RISE ABOVE — Sustainability Issues and the Effects of Climate Change on Miami’s Commercial Real Estate

December 15, 2019
Written by: Susan Cumins, CREW Miami member since 1998

Presented at CREW Miami’s Luncheon Meeting, November 19, 2019



Cristina Lumpkin, Partner, Environmental Practice Group, Bilzin Sumberg




Irela Bagué, Chair, City of Coral Gables Sustainability Advisory Board; Founder & CEO, Bagué Group
Katherine Hagemann, Resilience Program Manager, Miami-Dade County's Office of Resilience
Alex Harris, Climate Change Reporter, Miami Herald
Adam Lipkin, Executive Director, Counterpointe Sustainable Real Estate


In Miami, the effects of climate change and sea-level rise are unmistakable. Panelists representing the private sector, local government, and media discussed challenges and potential solutions for communities, the environment, and the CRE industry.  

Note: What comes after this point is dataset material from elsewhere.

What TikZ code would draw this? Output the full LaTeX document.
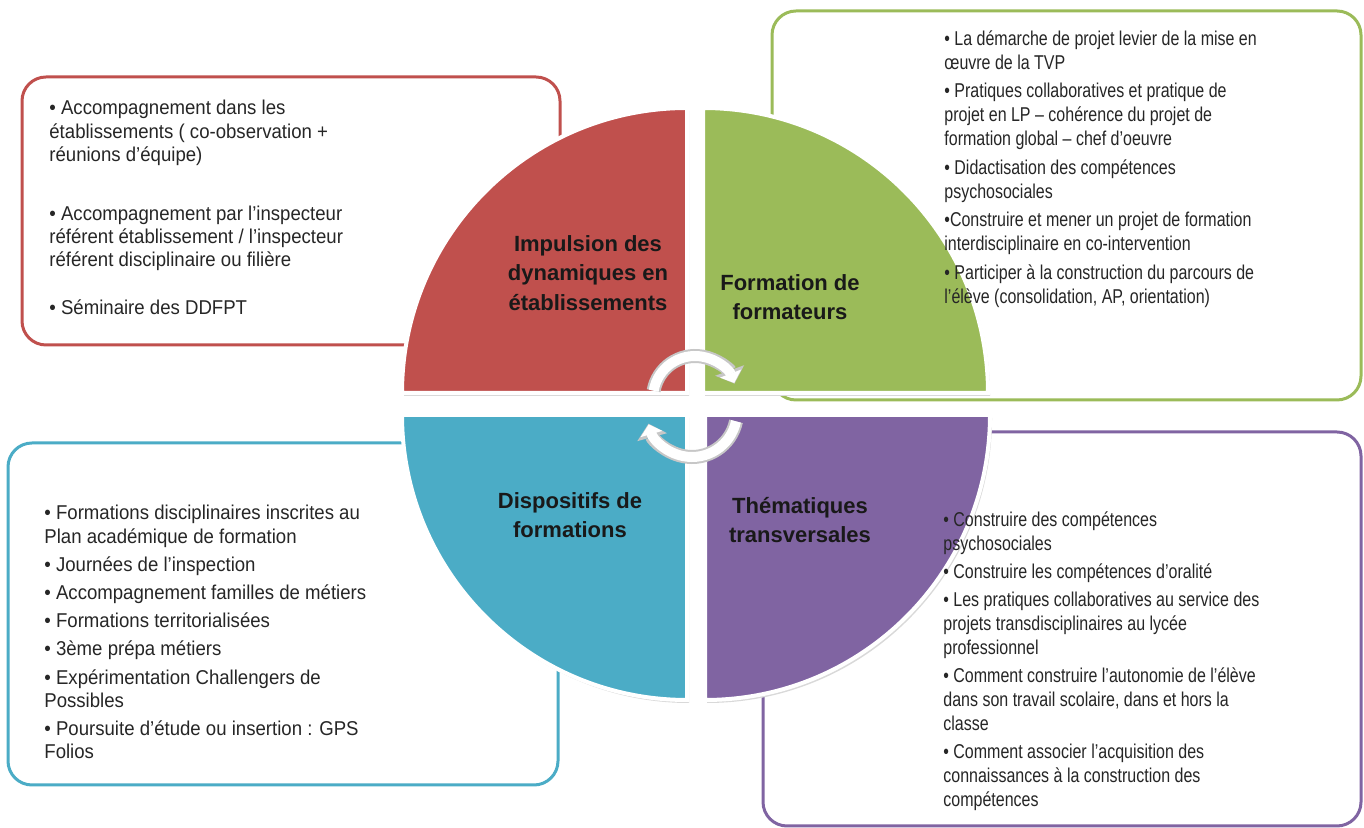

Katherine Hagemann, Resilience Program Manager for Adaptation in Miami-Dade County's Office of Resilience, emphasized the need for state and federal support if local policies are to be effective. “Sea-level rise is a national concern,” she said, “but we’re acutely aware of it here because our commercial areas are built on low elevations. Florida’s threatened properties are the nation’s highest by value.” She pointed out that our 1940s gravity-based drainage system is no longer as effective against today’s higher levels of sea water and will face more problems as sea levels rise. A related peril is that flooding of populated areas drives polluted runoff into Biscayne Bay, disturbing its environmental balance.

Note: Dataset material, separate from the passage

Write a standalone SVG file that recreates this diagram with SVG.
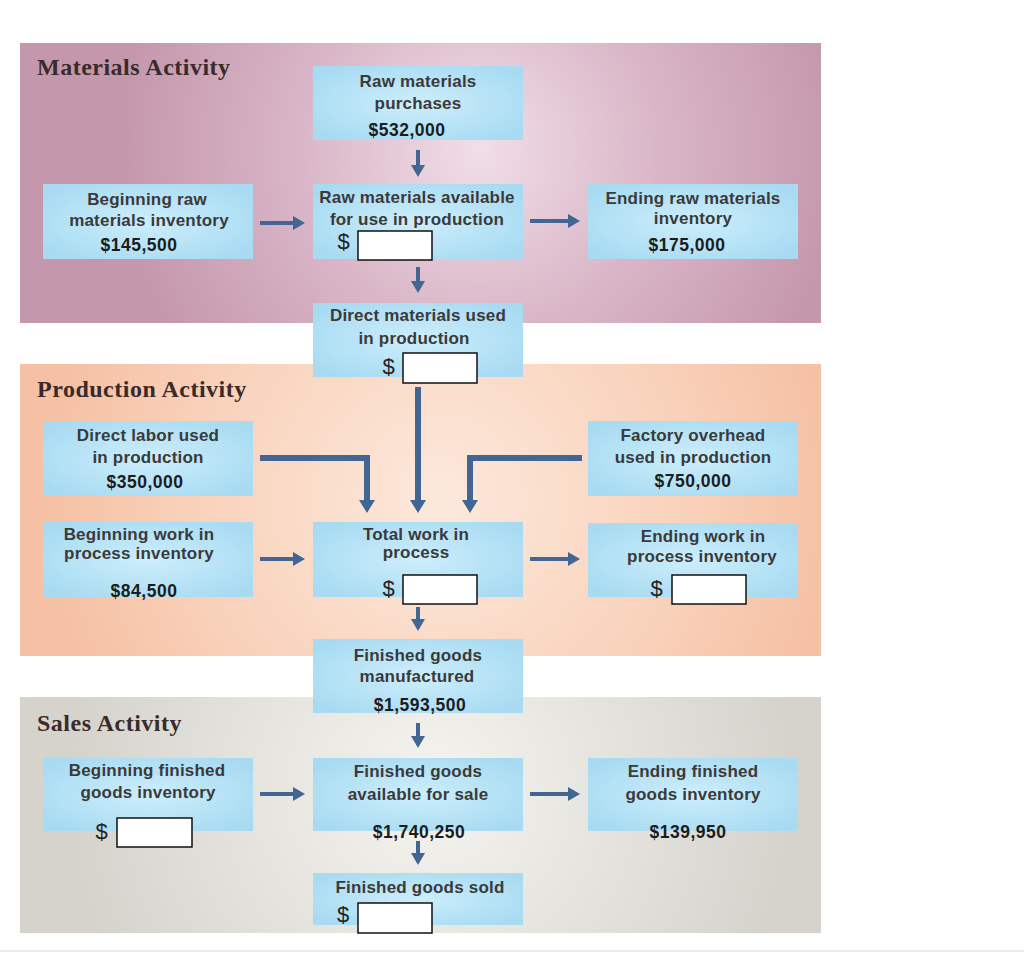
<svg xmlns="http://www.w3.org/2000/svg" width="1024" height="958" viewBox="0 0 1024 958">
<defs>
<radialGradient id="gMat" gradientUnits="userSpaceOnUse" cx="480" cy="150" r="360">
<stop offset="0" stop-color="#f1dee7"/><stop offset="0.5" stop-color="#d9b6c7"/><stop offset="1" stop-color="#c597ad"/>
</radialGradient>
<radialGradient id="gProd" gradientUnits="userSpaceOnUse" cx="440" cy="500" r="400">
<stop offset="0" stop-color="#fce9dc"/><stop offset="0.6" stop-color="#f9d2bb"/><stop offset="1" stop-color="#f5c0a3"/>
</radialGradient>
<radialGradient id="gSales" gradientUnits="userSpaceOnUse" cx="430" cy="790" r="360">
<stop offset="0" stop-color="#f5f4f0"/><stop offset="1" stop-color="#d5d3cc"/>
</radialGradient>
<radialGradient id="gBox" cx="0.5" cy="0.5" r="0.6">
<stop offset="0" stop-color="#cdeefb"/><stop offset="1" stop-color="#a8dbf2"/>
</radialGradient>
<marker id="ah" markerUnits="userSpaceOnUse" viewBox="0 0 12 14" markerWidth="12" markerHeight="14" refX="4" refY="7" orient="auto">
<path d="M0,0 L12,7 L0,14 z" fill="#416693"/>
</marker>
<marker id="ahb" markerUnits="userSpaceOnUse" viewBox="0 0 13 16" markerWidth="13" markerHeight="16" refX="4" refY="8" orient="auto">
<path d="M0,0 L13,8 L0,16 z" fill="#416693"/>
</marker>
</defs>
<style>
.box{fill:url(#gBox)}
.h{font-family:"Liberation Serif","Times New Roman",serif;font-weight:bold;font-size:24px;letter-spacing:0.5px;fill:#3a2b2b}
.t{font-family:"Liberation Sans",Arial,sans-serif;font-weight:bold;font-size:17px;letter-spacing:0.2px;fill:#3a3a3a;text-anchor:middle}
.a{font-family:"Liberation Sans",Arial,sans-serif;font-weight:bold;font-size:17.5px;letter-spacing:0.5px;fill:#1c1c1c;text-anchor:middle}
.d{font-family:"Liberation Sans",Arial,sans-serif;font-size:22px;fill:#222;text-anchor:middle}
.in{fill:#fff;stroke:#111;stroke-width:1.5}
.c{fill:none;stroke:#416693;stroke-width:4;marker-end:url(#ah)}
.cb{fill:none;stroke:#416693;stroke-width:6;marker-end:url(#ahb)}
</style>
<rect width="1024" height="958" fill="#fff"/>
<g id="panels">
<rect x="20" y="43" width="801" height="280" fill="url(#gMat)"/>
<rect x="20" y="364" width="801" height="292" fill="url(#gProd)"/>
<rect x="20" y="697" width="801" height="236" fill="url(#gSales)"/>
<line x1="0" y1="951" x2="1024" y2="951" stroke="#e6e6e6" stroke-width="1.5"/>
<text class="h" x="37" y="75">Materials Activity</text>
<text class="h" x="37" y="397">Production Activity</text>
<text class="h" x="37" y="731">Sales Activity</text>
</g>
<g id="connectors">
<line class="c" x1="418" y1="150" x2="418" y2="169"/>
<line class="c" x1="418" y1="267" x2="418" y2="285"/>
<line class="cb" x1="418" y1="387" x2="418" y2="504"/>
<path class="cb" d="M260,458 H367 V504"/>
<path class="cb" d="M582,458 H470 V504"/>
<line class="c" x1="418" y1="607" x2="418" y2="623"/>
<line class="c" x1="418" y1="723" x2="418" y2="740"/>
<line class="c" x1="418" y1="841" x2="418" y2="857"/>
<line class="c" x1="260" y1="223" x2="297" y2="223"/>
<line class="c" x1="530" y1="221" x2="572" y2="221"/>
<line class="c" x1="260" y1="559" x2="297" y2="559"/>
<line class="c" x1="530" y1="559" x2="572" y2="559"/>
<line class="c" x1="260" y1="794" x2="297" y2="794"/>
<line class="c" x1="530" y1="794" x2="572" y2="794"/>
</g>
<g id="rm-purchases">
<rect class="box" x="313" y="66" width="210" height="74"/>
<text class="t" x="418" y="87">Raw materials</text>
<text class="t" x="418" y="109">purchases</text>
<text class="a" x="407" y="136">$532,000</text>
</g>
<g id="beg-rm">
<rect class="box" x="43" y="184" width="210" height="75"/>
<text class="t" x="147" y="205">Beginning raw</text>
<text class="t" x="149" y="226">materials inventory</text>
<text class="a" x="139" y="251">$145,500</text>
</g>
<g id="rm-available">
<rect class="box" x="313" y="184" width="210" height="75"/>
<text class="t" x="417" y="203">Raw materials available</text>
<text class="t" x="417" y="225">for use in production</text>
<text class="d" x="343.5" y="249">$</text>
<rect class="in" x="358" y="231" width="74" height="29"/>
</g>
<g id="end-rm">
<rect class="box" x="588" y="184" width="210" height="75"/>
<text class="t" x="693" y="204">Ending raw materials</text>
<text class="t" x="693" y="224">inventory</text>
<text class="a" x="687" y="251">$175,000</text>
</g>
<g id="dm-used">
<rect class="box" x="313" y="303" width="210" height="74"/>
<text class="t" x="418" y="321">Direct materials used</text>
<text class="t" x="414" y="344">in production</text>
<text class="d" x="388.5" y="374">$</text>
<rect class="in" x="403" y="353" width="74" height="30"/>
</g>
<g id="dl-used">
<rect class="box" x="43" y="421" width="210" height="75"/>
<text class="t" x="148" y="441">Direct labor used</text>
<text class="t" x="148" y="463">in production</text>
<text class="a" x="145" y="488">$350,000</text>
</g>
<g id="foh-used">
<rect class="box" x="588" y="421" width="210" height="75"/>
<text class="t" x="693" y="441">Factory overhead</text>
<text class="t" x="693" y="463">used in production</text>
<text class="a" x="693" y="487">$750,000</text>
</g>
<g id="beg-wip">
<rect class="box" x="43" y="522" width="210" height="75"/>
<text class="t" x="139" y="540">Beginning work in</text>
<text class="t" x="139" y="559">process inventory</text>
<text class="a" x="144" y="597">$84,500</text>
</g>
<g id="total-wip">
<rect class="box" x="313" y="522" width="210" height="75"/>
<text class="t" x="416" y="540">Total work in</text>
<text class="t" x="416" y="558">process</text>
<text class="d" x="388.5" y="596">$</text>
<rect class="in" x="403" y="575" width="74" height="29"/>
</g>
<g id="end-wip">
<rect class="box" x="588" y="523" width="210" height="74"/>
<text class="t" x="703" y="542">Ending work in</text>
<text class="t" x="702" y="562">process inventory</text>
<text class="d" x="656.5" y="596">$</text>
<rect class="in" x="672" y="575" width="74" height="29"/>
</g>
<g id="fg-manufactured">
<rect class="box" x="313" y="639" width="210" height="74"/>
<text class="t" x="418" y="661">Finished goods</text>
<text class="t" x="417" y="682">manufactured</text>
<text class="a" x="420" y="711">$1,593,500</text>
</g>
<g id="beg-fg">
<rect class="box" x="43" y="758" width="210" height="73"/>
<text class="t" x="147" y="776">Beginning finished</text>
<text class="t" x="148" y="798">goods inventory</text>
<text class="d" x="101.5" y="839">$</text>
<rect class="in" x="117" y="818" width="75" height="29"/>
</g>
<g id="fg-available">
<rect class="box" x="313" y="758" width="210" height="73"/>
<text class="t" x="418" y="777">Finished goods</text>
<text class="t" x="418" y="800">available for sale</text>
<text class="a" x="419" y="838">$1,740,250</text>
</g>
<g id="end-fg">
<rect class="box" x="588" y="758" width="210" height="73"/>
<text class="t" x="693" y="777">Ending finished</text>
<text class="t" x="693" y="800">goods inventory</text>
<text class="a" x="688" y="838">$139,950</text>
</g>
<g id="fg-sold">
<rect class="box" x="313" y="873" width="210" height="52"/>
<text class="t" x="420" y="893">Finished goods sold</text>
<text class="d" x="343" y="922">$</text>
<rect class="in" x="358" y="903" width="74" height="30"/>
</g>
</svg>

Resiliency: Pay Now or Pay More Later

Rising water levels and increasing storm intensity already affect the availability and cost of property insurance and mortgages. Municipal bond analysts have begun to consider climate risks and local resiliency plans when determining credit ratings for states and municipalities nationwide. “Companies are linking their business locations to sustainable goals, and making investment decisions based on resiliency factors,” said Adam Lipkin, Executive Director, Counterpointe SRE. He sees an uptick in demand by hotel and office building investors for attention to resiliency and sustainability. “Although property owners may not realize a premium for building-in resiliency, if you don't have it, your building could be passed over in favor of those that do.”  

Although he’s optimistic about technology’s ability to address climate-related challenges, “we have to decide how to pay for it.” Lipkin’s company specializes in financing for energy retrofits, often through a financing structure called CPACE (Commercial Property-Assessed Clean Energy). With it, building owners borrow money for energy efficiency, renewable energy, or other projects, and repay through assessments on their property tax bills.  

The Environment IS the Economy

“The City of Coral Gables has been dealing with water issues and is very proactive,” said Irela Bagué, who chairs that city’s sustainability advisory board. Although many Gables businesses have complied voluntarily with bans on plastic bags and polystyrene, she said adaptation is hollow without a strategy to reduce carbon emissions. “Coral Gables has created a certification for businesses that’s intended to lower their overall carbon footprint. In affluent Coral Gables, the city has created an infrastructure reserve account with the goal of accumulating more than $100 million by 2040 to help address sea-level rise, mitigation, and adaption efforts.” Bagué advocates for a statewide approach to overhauling building codes and flood plain designations.

Alex Harris, the Miami Herald’s climate change reporter, has anecdotal evidence of change in the real estate market. “Sales prices are not appreciating as much as they normally would, and developers are shifting their interest to higher ground. Single family home buyers are self-selecting away from low-lying areas, electing to buy houses in higher elevations.” With corporations and Moody’s considering resiliency plans in their decision making, policy changes at the highest levels are needed. “What’s missing is action at the state level, like requiring land use and building code changes or fining violators,” Harris said. 

She touched on the need for models that address developments for lower income residents. “In Miami, the poor occupy the high ground. When all the new development falls there, that leads to climate gentrification. Where are those residents supposed to go?” Redevelopment, meaning tear down and rebuild, is one approach, but panelists acknowledged that elevating buildings and infrastructure is not viable in every situation.


“The consequences of ignoring climate change issues are real,” Hagemann said. “For Infrastructure it’s more cost effective to adapt during the design phase when relatively modest adjustments can result in 1-to-2% increases in development costs, yet generate significantly-reduced costs over time by reducing repeated flood losses. Large commercial buildings represent a significant opportunity for energy and dollar savings and reduced greenhouse gas emissions; they are only 2% of total buildings, yet account for more than 43% of the floor space across Miami-Dade.”

Sea level in Miami has risen about nine inches since the 1930s and will touch all aspects of life in South Florida. Some coastal cities are designing infrastructure for levels predicted to be two feet higher in 40 years. We are all in this together, and must work to secure attention at the state and federal levels.